Holding — Buttler, J.
- The Court of Appeals of the State of Oregon affirmed the trial court's judgments, holding that the plaintiffs were not entitled to recover a commission due to the illegality of the listing agreement and that the defendants were not liable for interference with the plaintiffs' business relations.
Rule
- A contract that contravenes statutory licensing requirements is void, negating any entitlement to commissions or recoveries based on that contract.
Reasoning
- The court reasoned that the listing agreement was void because McFarlane, who initially acted on behalf of the plaintiffs, was not a licensed real estate broker at the time the agreement was executed.
- The court explained that according to Oregon law, a person must be a licensed broker to enforce a commission agreement, and since McFarlane was unlicensed when the listing agreement began, the agreement was unenforceable.
- The court further clarified that any claims for quantum meruit also failed, as allowing recovery would undermine the protective purpose of the licensing statutes.
- Regarding the claims against the defendants for interference, the court noted that the plaintiffs were competitors and lacked exclusive rights to the properties at the time of the sale, thus the defendants had the right to negotiate independently.
- The court concluded that there was no unlawful conduct by the defendants, and the plaintiffs' other claims, including for conversion and unjust enrichment, were also unsupported by sufficient evidence.
Deep Dive: How the Court Reached Its Decision
Court's Reasoning on Licensing Requirements
The Court of Appeals of Oregon reasoned that the listing agreement between the plaintiffs and Cardinal Enterprises was void due to the lack of a proper real estate license held by McFarlane when the agreement was executed. Under Oregon law, specifically ORS 696.710, a person must be a licensed real estate broker to maintain any action for the collection of compensation related to real estate transactions. Since McFarlane was not licensed at the time the agreement was made in December 1970, the court held that the contract was unenforceable. The court emphasized that the statutory requirement was designed to protect the public from unlicensed practitioners who might engage in unethical practices. Even though McFarlane obtained his real estate license later in March 1971, the court concluded that the illegality of the initial agreement could not be rectified by subsequent licensing. Thus, any claims for commissions were inherently flawed because the contractual foundation was illegal. The court cited precedents that supported the position that contracts violating statutory provisions are void and provide no grounds for recovery. Additionally, the court highlighted that allowing recovery for quantum meruit would undermine the protective intent of the licensing statutes, reinforcing the principle that one cannot benefit from a contract that contravenes the law. In essence, the court affirmed that adherence to licensing laws is crucial in real estate transactions, further solidifying the importance of regulatory compliance in professional practices.
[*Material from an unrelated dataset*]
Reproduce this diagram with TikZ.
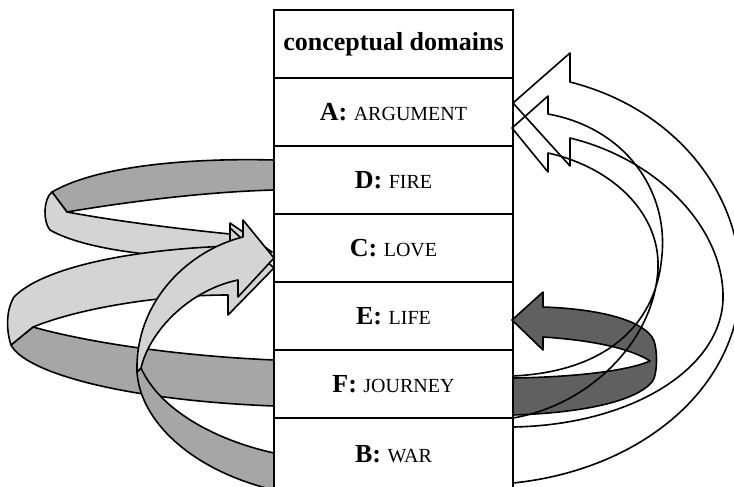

Court's Reasoning on Interference Claims
The court further addressed the plaintiffs' claims against the defendants for intentional interference with contractual relations and business expectations. The court concluded that interference claims could not succeed because the underlying contract was void due to the lack of a proper license. According to established law, if a contract is illegal or against public policy, a party cannot be held liable for inducing a breach of that contract. The court referenced the Restatement (Second) of Torts, which states that one cannot be liable for causing the nonperformance of an illegal agreement. The plaintiffs were also found to lack exclusive rights to sell the properties at the relevant time, meaning that the defendants had the right to negotiate independently with Cardinal Enterprises. The absence of an exclusive listing meant that the plaintiffs were merely competing with the defendants for the transaction, which did not give rise to any legal obligation for Cardinal Enterprises to deal exclusively with them. The court ultimately determined that there was no unlawful conduct by the defendants, and thus the plaintiffs' claims of conversion and unjust enrichment were also unsupported by sufficient evidence. The ruling underscored the principle that competition among brokers is permissible, provided no legal obligations are violated.
Conclusion of the Court
In summary, the court affirmed the trial court's judgments, concluding that the plaintiffs could not recover commissions due to the illegality of their listing agreement and that the defendants could not be held liable for interference with the plaintiffs' business relations. The court elaborated that the lack of a valid contract negated any entitlement to commissions, and the plaintiffs' claims for quantum meruit were equally untenable as they would contravene the protective purpose of the licensing statutes. Furthermore, the court emphasized that the plaintiffs' competitive status did not provide them with grounds to claim damages from the defendants, who acted within their rights in pursuing the transaction. The court's decision reinforced the necessity of compliance with licensing laws in real estate transactions and illustrated the legal consequences of failing to meet such requirements. Overall, the court's reasoning underscored the importance of maintaining ethical standards and legal compliance within professional practices, particularly in the real estate industry.